I hope someone on knows my mare Dee. She is a 16.2H Trakhener. Breeding Arystokrat (DE) x Donauflut III (DE). She is a 2001 foal. I have her on loan from a lady called Becky, who does not seem to know much about her history.Becky has had her for two years and breed a lovely foal from her. I Believe her previous owner was a J.Curtis. She was graded in 2007. All I know is that she has done some PBA classes. I think Dee is from Shropshire area, she is now in South Wales. Breed in Italy imported from Germany/Holland. 

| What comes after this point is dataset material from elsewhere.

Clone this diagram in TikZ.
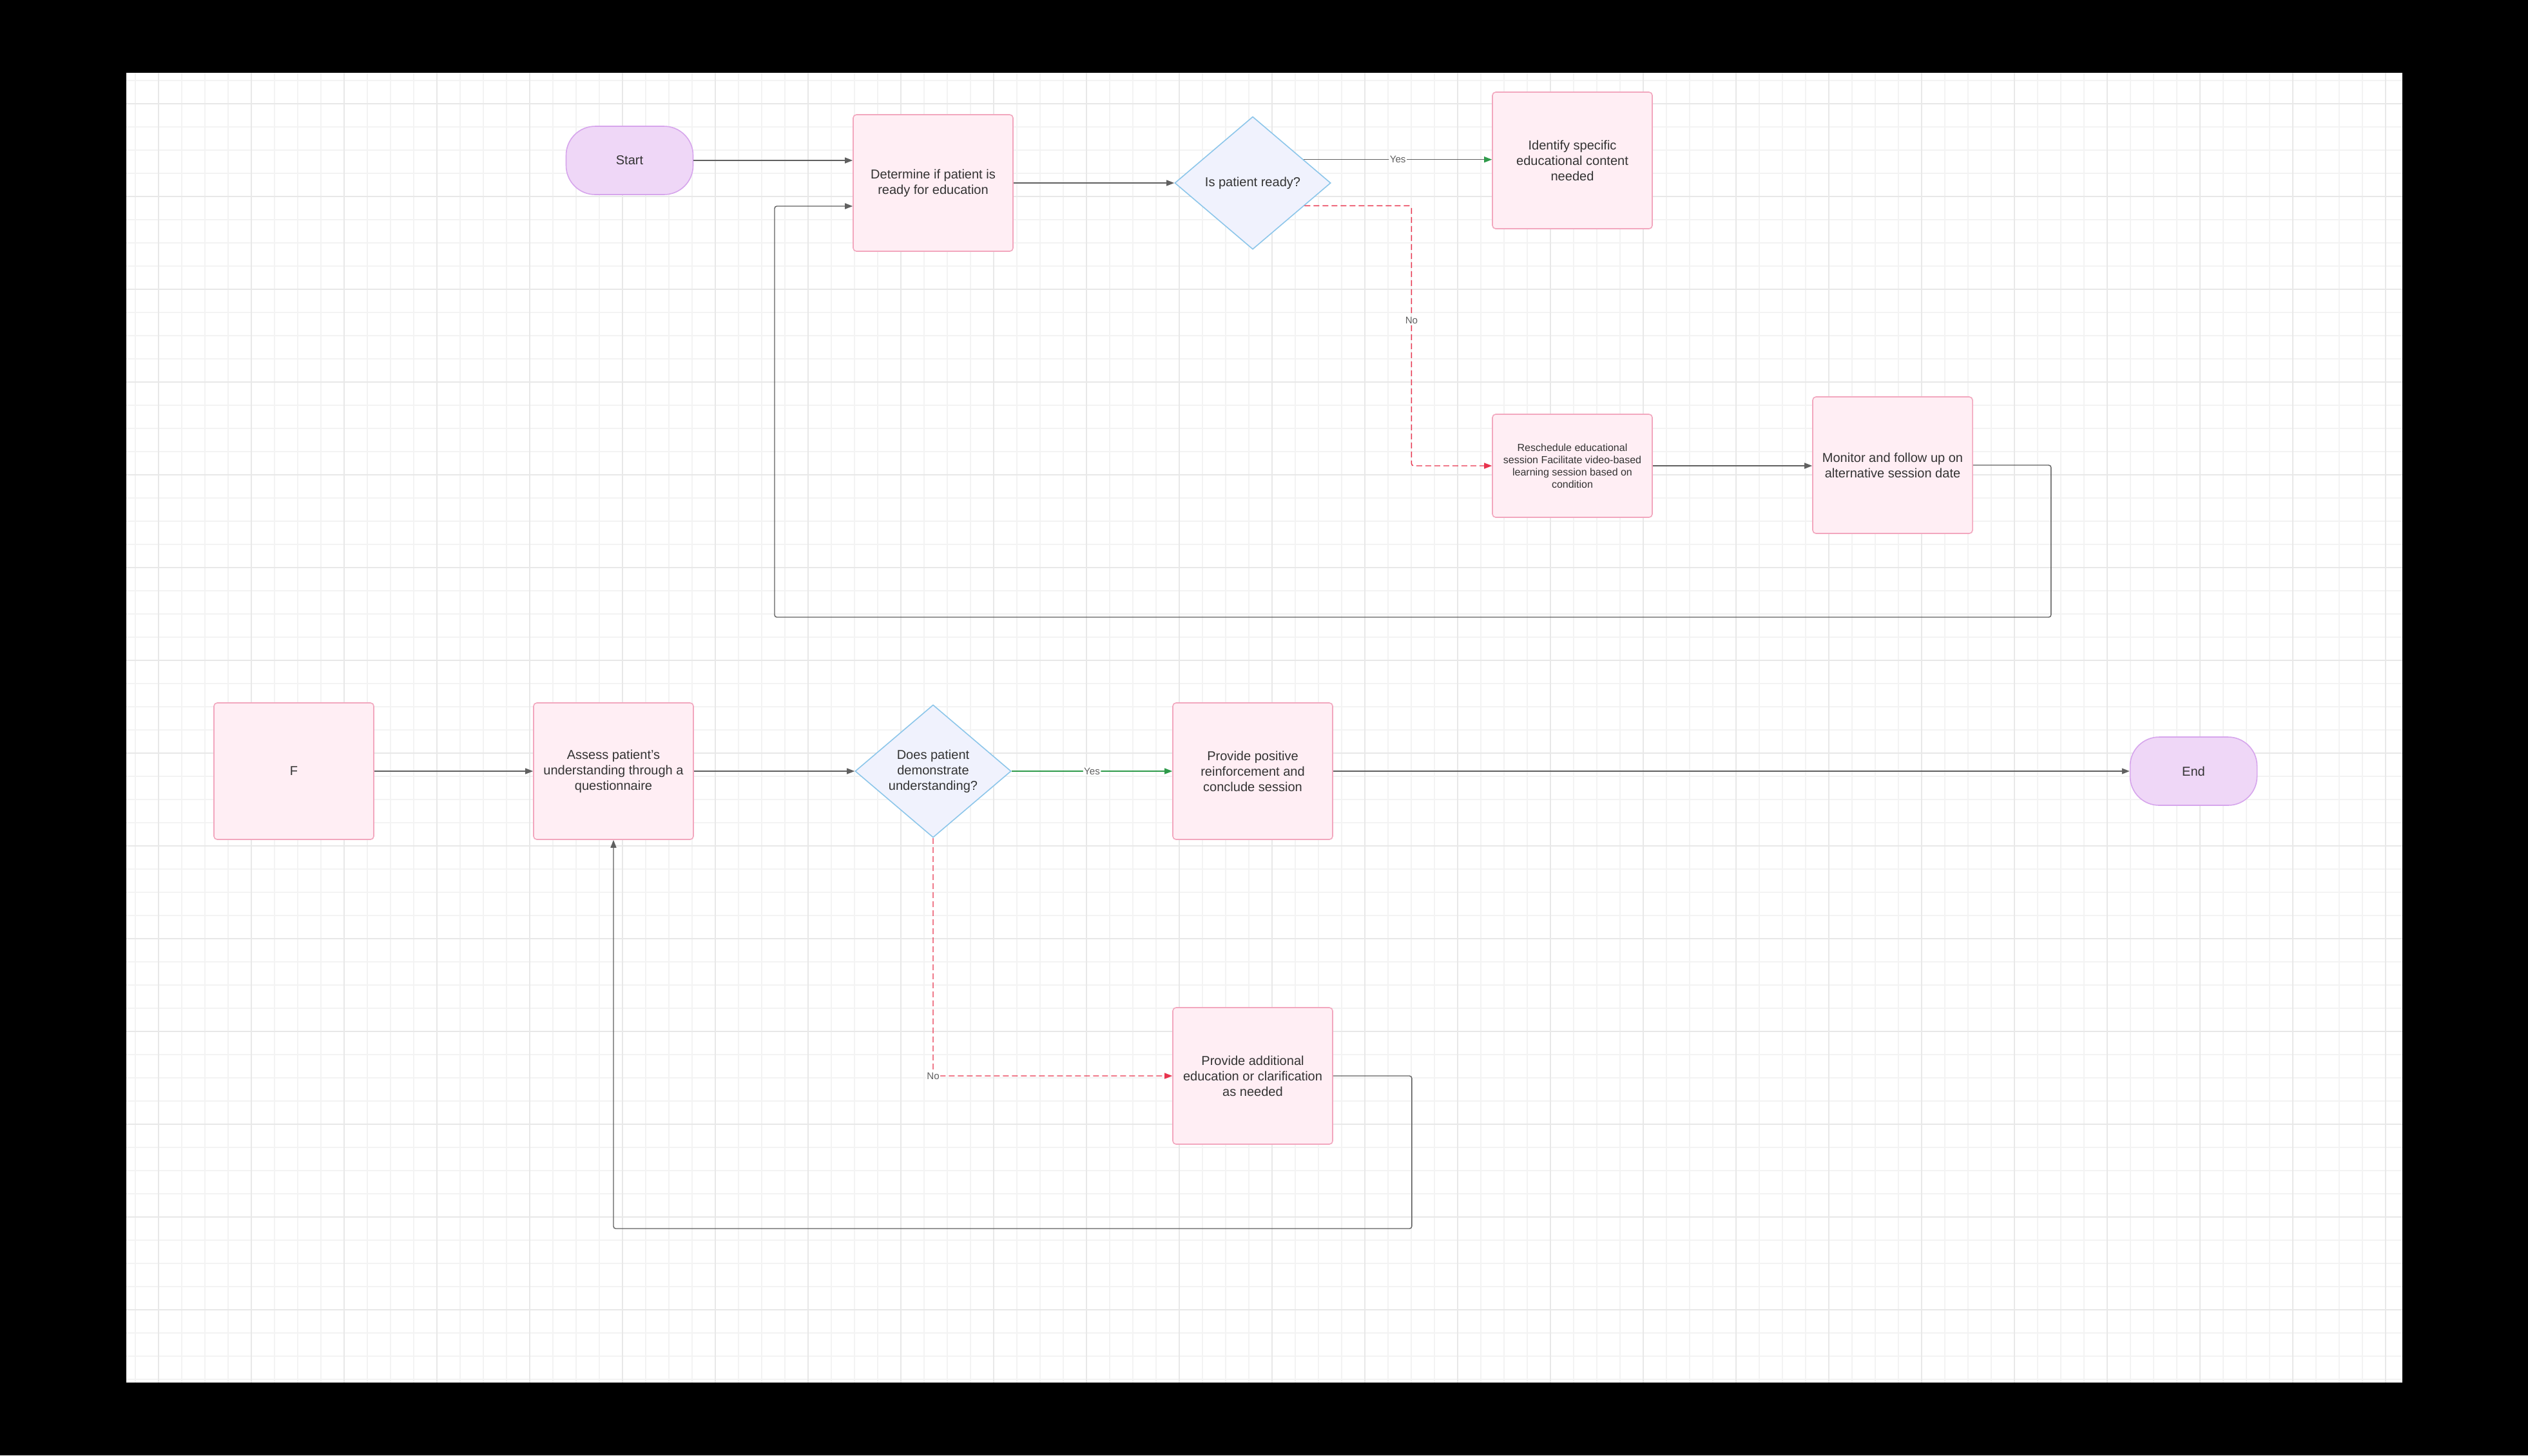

I am interested in finding out her competition history, training, etc. Any information will be wonderful! Pictures or video links even better! 

Added some photos below. Me and Dee after having her for 5 months. In training. Our first competition in a few weeks. 

Hope someone can help.


----------



## Tern (23 May 2014)

Hi i know a J Curtis - is it a Mr or Mrs?


----------



## Adesz2234 (23 May 2014)

Hey

Its Mrs. I think its Jenny... but not 100%


----------



## Tern (23 May 2014)

Ah okay this is a Jo Curtis


----------